Calais coastguard organisation SNSM assisted in the operation, according to its president Bernard Barron.
“We were called for help… with a boat carrying about twenty people between Calais and Dover,” he said.
“The castaways, who were migrants, called their families, who then alerted the authorities and rescue missions were triggered on both sides of the Channel,” he said, adding that a helicopter had been deployed from Le Touquet, north west France.
“This confirms our fears: the smugglers are willing to take extreme measures, but the Channel is a real highway, presenting a great danger for this type of crossing,” he said.
Four Iranian migrants making a rare attempt to reach Britain by boat from France in February were rescued just in time after their vessel took on water and was close to capsizing.
Rescuers were only alerted after one of the migrants made it back to the beach at Sangatte in northern France before dawn.
40 children
The rescue of the migrants in the English Channel comes in a week of shipwrecks and death in the Mediterranean.
The tragedies culminated today with harrowing testimony from migrant survivors who said another 500 people including 40 children had drowned, bringing the number of feared dead to 700.

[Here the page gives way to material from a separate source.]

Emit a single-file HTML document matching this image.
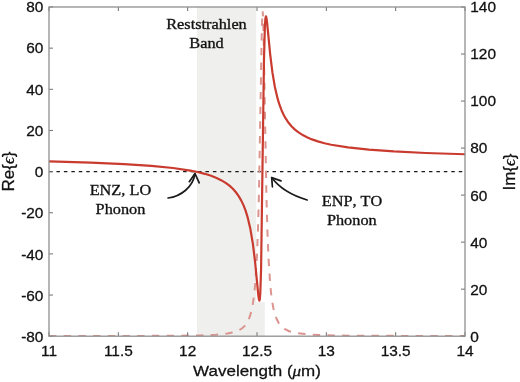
<!DOCTYPE html>
<html><head><meta charset="utf-8"><style>
html,body{margin:0;padding:0;background:#fff;}
body{width:520px;height:382px;overflow:hidden;}
svg{display:block;}
</style></head><body>
<svg width="520" height="382" viewBox="0 0 520 382">
<rect width="520" height="382" fill="#fff"/>
<path d="M197.0,7.0 H256.2 V302 H264.8 V336.2 H197.0 Z" fill="#efefed"/>
<defs><clipPath id="ax"><rect x="49.0" y="7.0" width="416.0" height="329.2"/></clipPath></defs>
<g clip-path="url(#ax)">
<line x1="49.0" y1="171.60" x2="465.0" y2="171.60" stroke="#1a1a1a" stroke-width="1.4" stroke-dasharray="3.5 3.95"/>
<path d="M49.00,336.14 L171.29,335.82 L198.47,335.42 L215.68,334.71 L227.45,333.51 L232.25,332.59 L236.20,331.42 L239.43,330.01 L242.17,328.26 L244.49,326.14 L246.50,323.55 L248.48,319.93 L250.18,315.46 L251.64,310.03 L252.92,303.37 L254.03,295.46 L255.00,286.10 L256.67,261.53 L257.85,233.30 L258.85,197.78 L261.70,36.75 L262.22,16.97 L262.67,11.38" fill="none" stroke="#dc948f" stroke-width="2" stroke-dasharray="7.4 7.3"/>
<path d="M262.67,11.38 L263.12,17.84 L263.60,36.64 L266.45,197.03 L267.45,232.48 L268.60,260.03 L270.23,284.56 L271.20,294.15 L272.31,302.27 L273.56,308.94 L274.98,314.44 L276.65,319.02 L278.59,322.76 L280.56,325.45 L282.85,327.67 L285.52,329.48 L288.68,330.97 L292.39,332.16 L296.83,333.12 L308.63,334.47 L325.36,335.25 L351.28,335.71 L465.00,336.09" fill="none" stroke="#dc948f" stroke-width="2" stroke-dasharray="7.4 7.3" stroke-dashoffset="2.40"/>
<path d="M49.00,161.45 L90.67,162.68 L124.19,164.14 L151.36,165.90 L173.10,168.02 L190.31,170.56 L197.56,172.01 L204.81,173.82 L211.15,175.82 L216.58,177.95 L221.11,180.14 L225.64,182.85 L229.44,185.68 L232.84,188.79 L235.89,192.24 L238.67,196.09 L241.16,200.35 L243.45,205.15 L245.50,210.42 L247.37,216.34 L250.35,228.84 L252.89,243.91 L255.11,262.13 L258.30,295.03 L258.89,299.26 L259.37,300.63 L259.86,298.85 L260.31,292.99 L261.07,269.65 L263.99,59.38 L264.85,27.09 L265.34,19.26 L265.89,16.45 L266.38,17.56 L267.00,21.85 L270.19,54.31 L272.41,72.38 L274.88,87.01 L277.75,99.19 L279.56,104.98 L281.54,110.20 L283.72,114.92 L286.15,119.21 L288.78,123.01 L291.73,126.49 L294.99,129.62 L298.60,132.44 L302.78,135.10 L306.96,137.27 L311.98,139.40 L317.83,141.40 L324.52,143.24 L331.21,144.73 L347.93,147.45 L368.84,149.68 L393.92,151.46 L425.70,152.98 L465.00,154.26" fill="none" stroke="#c93b2f" stroke-width="2.2" stroke-linejoin="round"/>
</g>
<path d="M49.00,336.2 V332.2 M49.00,7.0 V11.0 M118.33,336.2 V332.2 M118.33,7.0 V11.0 M187.67,336.2 V332.2 M187.67,7.0 V11.0 M257.00,336.2 V332.2 M257.00,7.0 V11.0 M326.33,336.2 V332.2 M326.33,7.0 V11.0 M395.67,336.2 V332.2 M395.67,7.0 V11.0 M465.00,336.2 V332.2 M465.00,7.0 V11.0 M49.0,336.20 H53.0 M49.0,295.05 H53.0 M49.0,253.90 H53.0 M49.0,212.75 H53.0 M49.0,171.60 H53.0 M49.0,130.45 H53.0 M49.0,89.30 H53.0 M49.0,48.15 H53.0 M49.0,7.00 H53.0 M465.0,336.20 H461.0 M465.0,289.17 H461.0 M465.0,242.14 H461.0 M465.0,195.11 H461.0 M465.0,148.09 H461.0 M465.0,101.06 H461.0 M465.0,54.03 H461.0 M465.0,7.00 H461.0" stroke="#707070" stroke-width="1" fill="none"/>
<rect x="49.0" y="7.0" width="416.0" height="329.2" fill="none" stroke="#8f8f8f" stroke-width="1.3"/>
<g font-family="Liberation Sans, Arial, sans-serif" font-size="15.4" fill="#111" stroke="#111" stroke-width="0.3"><text transform="translate(49.00,356.00) scale(1,0.91)" text-anchor="middle">11</text><text transform="translate(118.33,356.00) scale(1,0.91)" text-anchor="middle">11.5</text><text transform="translate(187.67,356.00) scale(1,0.91)" text-anchor="middle">12</text><text transform="translate(257.00,356.00) scale(1,0.91)" text-anchor="middle">12.5</text><text transform="translate(326.33,356.00) scale(1,0.91)" text-anchor="middle">13</text><text transform="translate(395.67,356.00) scale(1,0.91)" text-anchor="middle">13.5</text><text transform="translate(465.00,356.00) scale(1,0.91)" text-anchor="middle">14</text><text transform="translate(43.40,342.10) scale(1,0.91)" text-anchor="end">-80</text><text transform="translate(43.40,300.84) scale(1,0.91)" text-anchor="end">-60</text><text transform="translate(43.40,259.57) scale(1,0.91)" text-anchor="end">-40</text><text transform="translate(43.40,218.31) scale(1,0.91)" text-anchor="end">-20</text><text transform="translate(43.40,177.05) scale(1,0.91)" text-anchor="end">0</text><text transform="translate(43.40,135.79) scale(1,0.91)" text-anchor="end">20</text><text transform="translate(43.40,94.53) scale(1,0.91)" text-anchor="end">40</text><text transform="translate(43.40,53.26) scale(1,0.91)" text-anchor="end">60</text><text transform="translate(43.40,12.00) scale(1,0.91)" text-anchor="end">80</text><text transform="translate(470.30,342.10) scale(1,0.91)" text-anchor="start">0</text><text transform="translate(470.30,294.94) scale(1,0.91)" text-anchor="start">20</text><text transform="translate(470.30,247.79) scale(1,0.91)" text-anchor="start">40</text><text transform="translate(470.30,200.63) scale(1,0.91)" text-anchor="start">60</text><text transform="translate(470.30,153.47) scale(1,0.91)" text-anchor="start">80</text><text transform="translate(470.30,106.31) scale(1,0.91)" text-anchor="start">100</text><text transform="translate(470.30,59.16) scale(1,0.91)" text-anchor="start">120</text><text transform="translate(470.30,12.00) scale(1,0.91)" text-anchor="start">140</text></g>
<g font-family="Liberation Sans, Arial, sans-serif" font-size="17" fill="#111" stroke="#111" stroke-width="0.3">
<text transform="translate(257.00,376.20) scale(1,0.9)" text-anchor="middle">Wavelength (<tspan font-family="Liberation Serif, serif" font-style="italic">μ</tspan>m)</text>
<text transform="translate(14.2,171.5) rotate(-90)" text-anchor="middle">Re{<tspan font-family="Liberation Serif, serif" font-style="italic">ϵ</tspan>}</text>
<text transform="translate(514.6,172) rotate(-90)" text-anchor="middle">Im{<tspan font-family="Liberation Serif, serif" font-style="italic">ϵ</tspan>}</text>
</g>
<g font-family="Liberation Serif, Times New Roman, serif" font-size="16.3" fill="#111" stroke="#111" stroke-width="0.35" style="font-kerning:none"><text transform="translate(206.50,28.70) scale(1,0.9)" text-anchor="middle">Reststrahlen</text><text transform="translate(206.50,47.70) scale(1,0.9)" text-anchor="middle">Band</text><text transform="translate(120.40,194.90) scale(1,0.9)" text-anchor="middle">ENZ, LO</text><text transform="translate(120.50,213.80) scale(1,0.9)" text-anchor="middle">Phonon</text><text transform="translate(352.00,205.60) scale(1,0.9)" text-anchor="middle">ENP, TO</text><text transform="translate(351.80,224.60) scale(1,0.9)" text-anchor="middle">Phonon</text></g>
<g fill="none" stroke="#1a1a1a" stroke-width="1.7" stroke-linecap="round" stroke-linejoin="round"><path d="M168,198 C181,196.5 193,187 195,173.6"/><path d="M189.3,181.7 L195,173.6 L199.2,182.8"/><path d="M307.2,200 Q283,193 271.7,177.6"/><path d="M281,180.9 L271.7,177.6 L272.4,186.8"/></g>
</svg>
</body></html>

Brought to safety in the Italian ports of Taranto and Pozzallo, survivors told the UN’s refugee agency (UNHCR) and Save the Children how their boat sank on Thursday morning after a high-seas drama which saw one woman decapitated.
“We’ll never know the exact number, we’ll never know their identity, but survivors tell that over 500 human beings died,” Carlotta Sami, UNHRC spokeswoman, said on Twitter.
With some 100 people missing after a boat sank Wednesday, and 45 bodies recovered from a wreck that happened Friday, the UNHCR said it feared up to 700 people had drowned in the Mediterranean this week.